Stated task = Lines that hold the string "this" are to be counted; give only their number.

Records to use =
**********

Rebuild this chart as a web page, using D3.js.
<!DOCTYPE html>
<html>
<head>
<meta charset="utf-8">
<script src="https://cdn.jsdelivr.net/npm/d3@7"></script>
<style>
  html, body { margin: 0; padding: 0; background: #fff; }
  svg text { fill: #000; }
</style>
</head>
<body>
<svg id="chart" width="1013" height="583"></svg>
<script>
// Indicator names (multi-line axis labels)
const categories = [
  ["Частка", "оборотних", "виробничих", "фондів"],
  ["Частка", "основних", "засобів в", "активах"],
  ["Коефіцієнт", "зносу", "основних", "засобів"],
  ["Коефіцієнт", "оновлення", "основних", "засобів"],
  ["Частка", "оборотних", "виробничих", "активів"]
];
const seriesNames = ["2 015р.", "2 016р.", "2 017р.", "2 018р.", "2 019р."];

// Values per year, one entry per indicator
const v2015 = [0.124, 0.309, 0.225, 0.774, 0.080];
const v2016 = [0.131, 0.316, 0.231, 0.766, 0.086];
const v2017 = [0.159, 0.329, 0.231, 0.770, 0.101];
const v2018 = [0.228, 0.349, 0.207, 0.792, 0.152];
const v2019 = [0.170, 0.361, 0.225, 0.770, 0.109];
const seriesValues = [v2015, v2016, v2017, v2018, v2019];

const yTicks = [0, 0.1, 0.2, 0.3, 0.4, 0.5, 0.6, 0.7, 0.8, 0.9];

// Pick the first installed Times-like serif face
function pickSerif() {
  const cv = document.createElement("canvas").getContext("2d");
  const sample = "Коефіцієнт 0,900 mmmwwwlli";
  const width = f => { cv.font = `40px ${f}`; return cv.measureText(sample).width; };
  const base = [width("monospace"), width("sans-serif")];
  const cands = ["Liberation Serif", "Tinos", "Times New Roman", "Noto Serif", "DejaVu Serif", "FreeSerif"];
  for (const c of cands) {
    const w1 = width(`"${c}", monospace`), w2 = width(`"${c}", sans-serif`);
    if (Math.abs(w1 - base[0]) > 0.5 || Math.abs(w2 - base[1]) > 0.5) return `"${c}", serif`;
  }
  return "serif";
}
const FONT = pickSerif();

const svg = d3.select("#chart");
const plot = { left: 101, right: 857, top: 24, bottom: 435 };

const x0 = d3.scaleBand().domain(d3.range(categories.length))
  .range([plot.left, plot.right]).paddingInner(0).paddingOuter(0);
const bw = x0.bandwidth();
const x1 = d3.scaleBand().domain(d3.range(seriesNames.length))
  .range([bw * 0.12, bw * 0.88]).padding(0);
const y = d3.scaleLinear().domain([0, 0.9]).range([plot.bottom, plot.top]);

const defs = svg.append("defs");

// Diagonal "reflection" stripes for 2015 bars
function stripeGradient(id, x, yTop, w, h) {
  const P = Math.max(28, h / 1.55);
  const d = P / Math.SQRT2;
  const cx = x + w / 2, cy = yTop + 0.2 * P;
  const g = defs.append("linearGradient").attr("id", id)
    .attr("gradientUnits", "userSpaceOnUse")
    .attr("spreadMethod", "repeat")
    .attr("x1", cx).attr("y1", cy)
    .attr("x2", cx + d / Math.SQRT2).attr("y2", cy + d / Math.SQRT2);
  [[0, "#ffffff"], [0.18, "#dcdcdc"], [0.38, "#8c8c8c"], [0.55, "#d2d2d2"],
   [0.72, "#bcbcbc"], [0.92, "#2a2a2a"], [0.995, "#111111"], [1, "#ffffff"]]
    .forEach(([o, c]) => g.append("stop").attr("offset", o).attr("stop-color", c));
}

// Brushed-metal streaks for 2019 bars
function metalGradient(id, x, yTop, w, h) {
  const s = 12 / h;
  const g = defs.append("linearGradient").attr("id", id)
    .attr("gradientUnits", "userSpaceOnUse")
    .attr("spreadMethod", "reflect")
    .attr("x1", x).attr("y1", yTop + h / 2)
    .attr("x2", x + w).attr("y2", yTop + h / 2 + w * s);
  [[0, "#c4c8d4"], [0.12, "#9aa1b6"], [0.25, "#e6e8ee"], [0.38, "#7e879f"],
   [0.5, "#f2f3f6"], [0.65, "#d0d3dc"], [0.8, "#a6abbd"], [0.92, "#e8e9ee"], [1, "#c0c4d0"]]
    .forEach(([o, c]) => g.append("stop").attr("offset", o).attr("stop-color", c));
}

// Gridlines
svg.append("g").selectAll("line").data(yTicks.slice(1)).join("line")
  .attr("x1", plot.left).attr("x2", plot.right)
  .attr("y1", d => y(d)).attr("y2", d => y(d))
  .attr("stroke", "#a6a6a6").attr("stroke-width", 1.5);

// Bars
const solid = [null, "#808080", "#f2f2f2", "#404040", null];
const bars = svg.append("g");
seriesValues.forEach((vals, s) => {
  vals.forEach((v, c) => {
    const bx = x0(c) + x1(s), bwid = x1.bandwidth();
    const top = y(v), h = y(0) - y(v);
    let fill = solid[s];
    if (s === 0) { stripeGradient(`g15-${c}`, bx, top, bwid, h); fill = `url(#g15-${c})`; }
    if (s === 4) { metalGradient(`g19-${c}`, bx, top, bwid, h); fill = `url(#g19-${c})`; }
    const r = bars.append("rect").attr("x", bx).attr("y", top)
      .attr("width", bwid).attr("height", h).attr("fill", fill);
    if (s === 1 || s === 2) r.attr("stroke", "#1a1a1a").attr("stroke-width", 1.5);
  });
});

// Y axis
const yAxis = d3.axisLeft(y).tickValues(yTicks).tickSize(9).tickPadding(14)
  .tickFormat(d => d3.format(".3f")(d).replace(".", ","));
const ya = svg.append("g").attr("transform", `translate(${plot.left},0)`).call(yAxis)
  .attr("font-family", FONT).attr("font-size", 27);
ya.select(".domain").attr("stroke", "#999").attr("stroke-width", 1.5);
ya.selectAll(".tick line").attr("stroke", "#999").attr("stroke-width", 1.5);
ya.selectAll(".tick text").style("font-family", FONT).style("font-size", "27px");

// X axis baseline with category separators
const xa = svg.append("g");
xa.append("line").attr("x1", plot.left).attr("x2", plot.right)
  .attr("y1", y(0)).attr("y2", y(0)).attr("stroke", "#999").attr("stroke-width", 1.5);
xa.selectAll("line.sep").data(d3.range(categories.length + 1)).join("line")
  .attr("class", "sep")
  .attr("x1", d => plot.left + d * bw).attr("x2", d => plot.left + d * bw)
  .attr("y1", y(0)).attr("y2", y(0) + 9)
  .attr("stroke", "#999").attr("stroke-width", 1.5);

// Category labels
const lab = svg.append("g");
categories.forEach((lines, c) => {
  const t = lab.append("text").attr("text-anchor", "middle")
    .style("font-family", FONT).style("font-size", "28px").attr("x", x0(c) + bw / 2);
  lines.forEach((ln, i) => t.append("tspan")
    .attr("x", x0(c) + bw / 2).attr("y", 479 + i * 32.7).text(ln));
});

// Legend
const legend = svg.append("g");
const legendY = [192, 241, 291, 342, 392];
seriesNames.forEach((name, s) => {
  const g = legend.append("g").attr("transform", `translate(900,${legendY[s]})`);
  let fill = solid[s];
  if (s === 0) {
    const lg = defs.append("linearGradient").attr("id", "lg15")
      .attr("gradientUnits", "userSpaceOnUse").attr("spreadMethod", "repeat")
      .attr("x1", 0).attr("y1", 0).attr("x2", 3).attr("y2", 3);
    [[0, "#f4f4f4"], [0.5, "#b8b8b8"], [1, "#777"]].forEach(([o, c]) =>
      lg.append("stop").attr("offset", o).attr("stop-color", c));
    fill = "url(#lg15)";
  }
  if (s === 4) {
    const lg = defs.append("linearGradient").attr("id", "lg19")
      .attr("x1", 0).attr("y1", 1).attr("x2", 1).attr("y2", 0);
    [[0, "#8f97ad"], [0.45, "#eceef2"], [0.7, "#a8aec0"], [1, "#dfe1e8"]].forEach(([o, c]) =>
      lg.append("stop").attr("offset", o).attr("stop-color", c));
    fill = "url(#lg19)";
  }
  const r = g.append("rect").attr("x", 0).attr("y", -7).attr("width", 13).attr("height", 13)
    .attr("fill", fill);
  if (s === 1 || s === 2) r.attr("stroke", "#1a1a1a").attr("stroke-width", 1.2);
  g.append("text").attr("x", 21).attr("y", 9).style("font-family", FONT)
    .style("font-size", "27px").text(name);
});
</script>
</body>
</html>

**********

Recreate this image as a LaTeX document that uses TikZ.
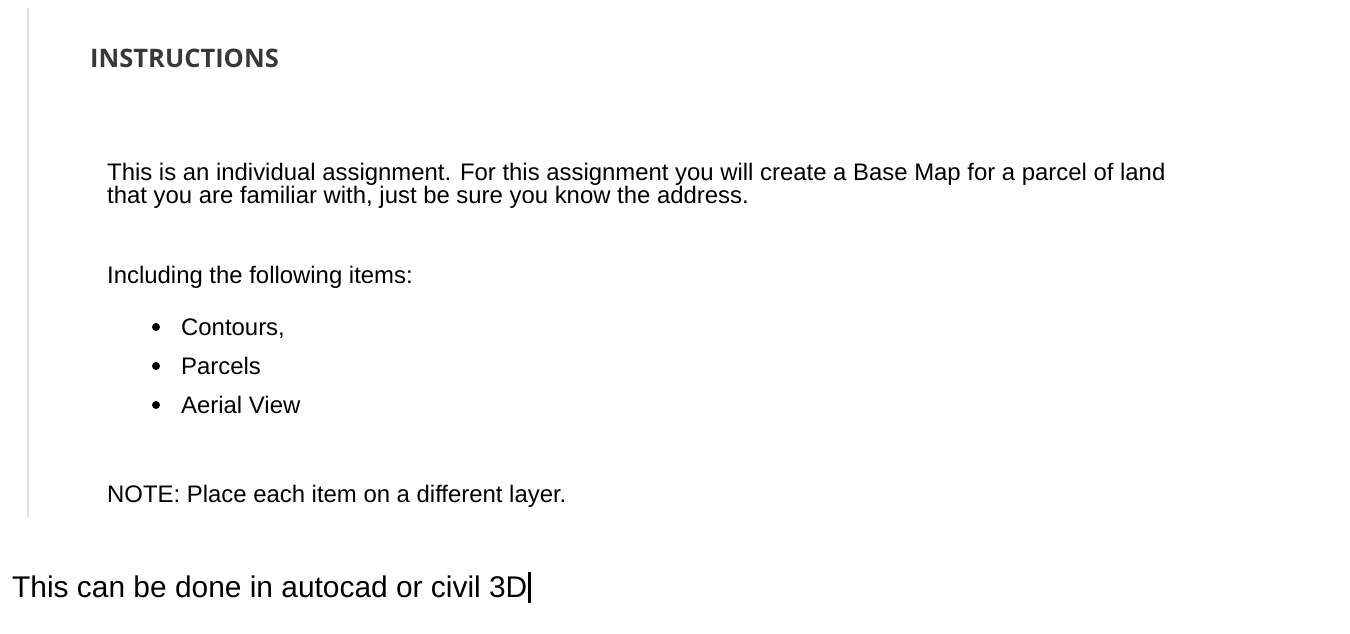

**********

Output of the exercise = 2